### Information supplied:
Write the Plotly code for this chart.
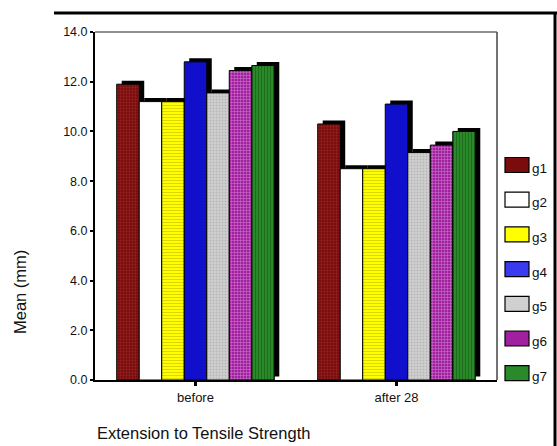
import plotly.graph_objects as go

categories = ["before", "after 28"]
groups = ["g1", "g2", "g3", "g4", "g5", "g6", "g7"]
g1 = [11.9, 10.3]
g2 = [11.2, 8.5]
g3 = [11.2, 8.5]
g4 = [12.8, 11.1]
g5 = [11.55, 9.15]
g6 = [12.45, 9.45]
g7 = [12.65, 10.0]
y_ticks = [0, 2, 4, 6, 8, 10, 12, 14]

series = [g1, g2, g3, g4, g5, g6, g7]
styles = [
    dict(color="#7a0c0c", pattern=dict(shape=".", fgcolor="#b04040", size=3, solidity=0.3)),
    dict(color="#ffffff", pattern=dict(shape="")),
    dict(color="#ffff00", pattern=dict(shape="-", fgcolor="#b8b000", size=3, solidity=0.35)),
    dict(color="#1010cc", pattern=dict(shape="")),
    dict(color="#d0d0d0", pattern=dict(shape=".", fgcolor="#989898", size=3, solidity=0.3)),
    dict(color="#a020a0", pattern=dict(shape="+", fgcolor="#f0c0f0", size=3, solidity=0.35)),
    dict(color="#2a8a2a", pattern=dict(shape="|", fgcolor="#105010", size=3, solidity=0.35)),
]

W, H = 557, 446
L, R, T, B = 95, 60, 32, 66
pw, ph = W - L - R, H - T - B

bw = 0.112            # bar width in category units
n = len(groups)
dx = 5.0 / (pw / 2)   # shadow offset, ~5px right
dy = 3.5 / (ph / 14)  # shadow offset, ~3.5px up

fig = go.Figure()
xs = list(range(len(categories)))

# shadows
for j, vals in enumerate(series):
    fig.add_trace(go.Bar(
        x=[i + (j - (n - 1) / 2) * bw + dx for i in xs],
        y=vals, base=[dy] * len(vals), width=bw,
        marker=dict(color="#000000", line=dict(width=0)),
        showlegend=False, hoverinfo="skip"))

# bars
for j, (name, vals) in enumerate(zip(groups, series)):
    fig.add_trace(go.Bar(
        x=[i + (j - (n - 1) / 2) * bw for i in xs],
        y=vals, width=bw, name=name,
        marker=dict(color=styles[j]["color"], pattern=styles[j]["pattern"],
                    line=dict(color="#000000", width=1)),
        showlegend=False))

fig.update_layout(
    width=W, height=H,
    margin=dict(l=L, r=R, t=T, b=B),
    barmode="overlay",
    paper_bgcolor="white", plot_bgcolor="white",
    font=dict(family="Liberation Sans, Arial, sans-serif", color="#111111"),
    xaxis=dict(range=[-0.5, len(categories) - 0.5], tickvals=xs, ticktext=categories,
               showline=True, linecolor="black", linewidth=2,
               ticks="outside", ticklen=4, tickwidth=3, tickcolor="black",
               showgrid=False, zeroline=False, tickfont=dict(size=13)),
    yaxis=dict(range=[0, 14], tickvals=y_ticks, tickformat=".1f",
               showline=True, linecolor="black", linewidth=2,
               ticks="outside", ticklen=3, tickwidth=2, tickcolor="black",
               showgrid=False, zeroline=False, tickfont=dict(size=12.5)),
    showlegend=False,
)

# plot area top/right border
fig.add_shape(type="line", xref="paper", yref="paper", x0=0, x1=1, y0=1, y1=1,
              line=dict(color="#222222", width=1))
fig.add_shape(type="line", xref="paper", yref="paper", x0=1, x1=1, y0=0, y1=1,
              line=dict(color="#444444", width=1.5))

# outer frame (top and right)
def px_x(p):
    return (p - L) / pw

def px_y(p):
    return (H - B - p) / ph

fig.add_shape(type="line", xref="paper", yref="paper",
              x0=px_x(54), x1=px_x(557), y0=px_y(13), y1=px_y(13),
              line=dict(color="black", width=3))
fig.add_shape(type="line", xref="paper", yref="paper",
              x0=px_x(555), x1=px_x(555), y0=px_y(13), y1=px_y(446),
              line=dict(color="black", width=3))

# legend (manual)
leg_top = 165
leg_step = 34.7
for j, name in enumerate(groups):
    cy = leg_top + j * leg_step
    fig.add_shape(type="rect", xref="paper", yref="paper",
                  x0=px_x(505), x1=px_x(529), y0=px_y(cy + 7.5), y1=px_y(cy - 7.5),
                  fillcolor=styles[j]["color"] if j != 3 else "#3a3af0",
                  line=dict(color="black", width=1.2))
    fig.add_annotation(xref="paper", yref="paper", x=px_x(530), y=px_y(cy + 3),
                       text=name, showarrow=False, xanchor="left", yanchor="middle",
                       font=dict(size=13.5, color="#111111"))

# axis titles
fig.add_annotation(xref="paper", yref="paper", x=px_x(95), y=px_y(433),
                   text="Extension to Tensile Strength", showarrow=False,
                   xanchor="left", yanchor="middle", font=dict(size=16.5, color="#111111"))
fig.add_annotation(xref="paper", yref="paper", x=px_x(20), y=px_y(292),
                   text="Mean (mm)", showarrow=False, textangle=-90,
                   xanchor="center", yanchor="middle", font=dict(size=16.5, color="#111111"))

fig.write_html(
    "out.html",
    config={"displayModeBar": False},
    post_script="document.body.style.margin='0';document.body.style.overflow='hidden';",
)
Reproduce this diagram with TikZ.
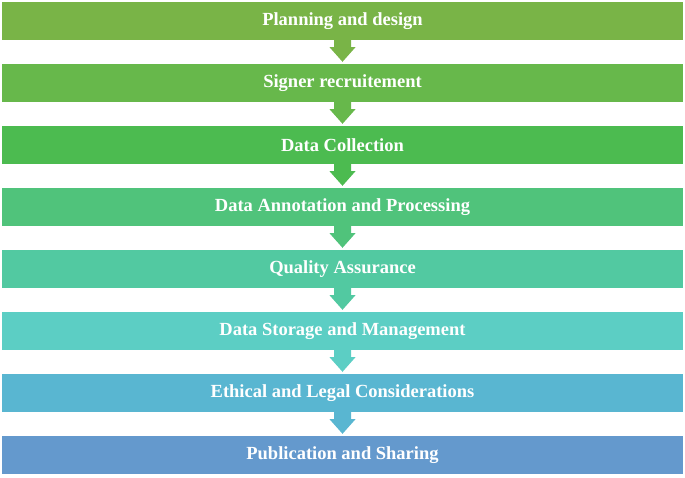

### Aim of the task:
Set down every record once more, word for word, without pictures.

### Solved problem:
Write the Plotly code for this chart.
import plotly.graph_objects as go

categories = ["before", "after 28"]
groups = ["g1", "g2", "g3", "g4", "g5", "g6", "g7"]
g1 = [11.9, 10.3]
g2 = [11.2, 8.5]
g3 = [11.2, 8.5]
g4 = [12.8, 11.1]
g5 = [11.55, 9.15]
g6 = [12.45, 9.45]
g7 = [12.65, 10.0]
y_ticks = [0, 2, 4, 6, 8, 10, 12, 14]

series = [g1, g2, g3, g4, g5, g6, g7]
styles = [
    dict(color="#7a0c0c", pattern=dict(shape=".", fgcolor="#b04040", size=3, solidity=0.3)),
    dict(color="#ffffff", pattern=dict(shape="")),
    dict(color="#ffff00", pattern=dict(shape="-", fgcolor="#b8b000", size=3, solidity=0.35)),
    dict(color="#1010cc", pattern=dict(shape="")),
    dict(color="#d0d0d0", pattern=dict(shape=".", fgcolor="#989898", size=3, solidity=0.3)),
    dict(color="#a020a0", pattern=dict(shape="+", fgcolor="#f0c0f0", size=3, solidity=0.35)),
    dict(color="#2a8a2a", pattern=dict(shape="|", fgcolor="#105010", size=3, solidity=0.35)),
]

W, H = 557, 446
L, R, T, B = 95, 60, 32, 66
pw, ph = W - L - R, H - T - B

bw = 0.112            # bar width in category units
n = len(groups)
dx = 5.0 / (pw / 2)   # shadow offset, ~5px right
dy = 3.5 / (ph / 14)  # shadow offset, ~3.5px up

fig = go.Figure()
xs = list(range(len(categories)))

# shadows
for j, vals in enumerate(series):
    fig.add_trace(go.Bar(
        x=[i + (j - (n - 1) / 2) * bw + dx for i in xs],
        y=vals, base=[dy] * len(vals), width=bw,
        marker=dict(color="#000000", line=dict(width=0)),
        showlegend=False, hoverinfo="skip"))

# bars
for j, (name, vals) in enumerate(zip(groups, series)):
    fig.add_trace(go.Bar(
        x=[i + (j - (n - 1) / 2) * bw for i in xs],
        y=vals, width=bw, name=name,
        marker=dict(color=styles[j]["color"], pattern=styles[j]["pattern"],
                    line=dict(color="#000000", width=1)),
        showlegend=False))

fig.update_layout(
    width=W, height=H,
    margin=dict(l=L, r=R, t=T, b=B),
    barmode="overlay",
    paper_bgcolor="white", plot_bgcolor="white",
    font=dict(family="Liberation Sans, Arial, sans-serif", color="#111111"),
    xaxis=dict(range=[-0.5, len(categories) - 0.5], tickvals=xs, ticktext=categories,
               showline=True, linecolor="black", linewidth=2,
               ticks="outside", ticklen=4, tickwidth=3, tickcolor="black",
               showgrid=False, zeroline=False, tickfont=dict(size=13)),
    yaxis=dict(range=[0, 14], tickvals=y_ticks, tickformat=".1f",
               showline=True, linecolor="black", linewidth=2,
               ticks="outside", ticklen=3, tickwidth=2, tickcolor="black",
               showgrid=False, zeroline=False, tickfont=dict(size=12.5)),
    showlegend=False,
)

# plot area top/right border
fig.add_shape(type="line", xref="paper", yref="paper", x0=0, x1=1, y0=1, y1=1,
              line=dict(color="#222222", width=1))
fig.add_shape(type="line", xref="paper", yref="paper", x0=1, x1=1, y0=0, y1=1,
              line=dict(color="#444444", width=1.5))

# outer frame (top and right)
def px_x(p):
    return (p - L) / pw

def px_y(p):
    return (H - B - p) / ph

fig.add_shape(type="line", xref="paper", yref="paper",
              x0=px_x(54), x1=px_x(557), y0=px_y(13), y1=px_y(13),
              line=dict(color="black", width=3))
fig.add_shape(type="line", xref="paper", yref="paper",
              x0=px_x(555), x1=px_x(555), y0=px_y(13), y1=px_y(446),
              line=dict(color="black", width=3))

# legend (manual)
leg_top = 165
leg_step = 34.7
for j, name in enumerate(groups):
    cy = leg_top + j * leg_step
    fig.add_shape(type="rect", xref="paper", yref="paper",
                  x0=px_x(505), x1=px_x(529), y0=px_y(cy + 7.5), y1=px_y(cy - 7.5),
                  fillcolor=styles[j]["color"] if j != 3 else "#3a3af0",
                  line=dict(color="black", width=1.2))
    fig.add_annotation(xref="paper", yref="paper", x=px_x(530), y=px_y(cy + 3),
                       text=name, showarrow=False, xanchor="left", yanchor="middle",
                       font=dict(size=13.5, color="#111111"))

# axis titles
fig.add_annotation(xref="paper", yref="paper", x=px_x(95), y=px_y(433),
                   text="Extension to Tensile Strength", showarrow=False,
                   xanchor="left", yanchor="middle", font=dict(size=16.5, color="#111111"))
fig.add_annotation(xref="paper", yref="paper", x=px_x(20), y=px_y(292),
                   text="Mean (mm)", showarrow=False, textangle=-90,
                   xanchor="center", yanchor="middle", font=dict(size=16.5, color="#111111"))

fig.write_html(
    "out.html",
    config={"displayModeBar": False},
    post_script="document.body.style.margin='0';document.body.style.overflow='hidden';",
)
Reproduce this diagram with TikZ.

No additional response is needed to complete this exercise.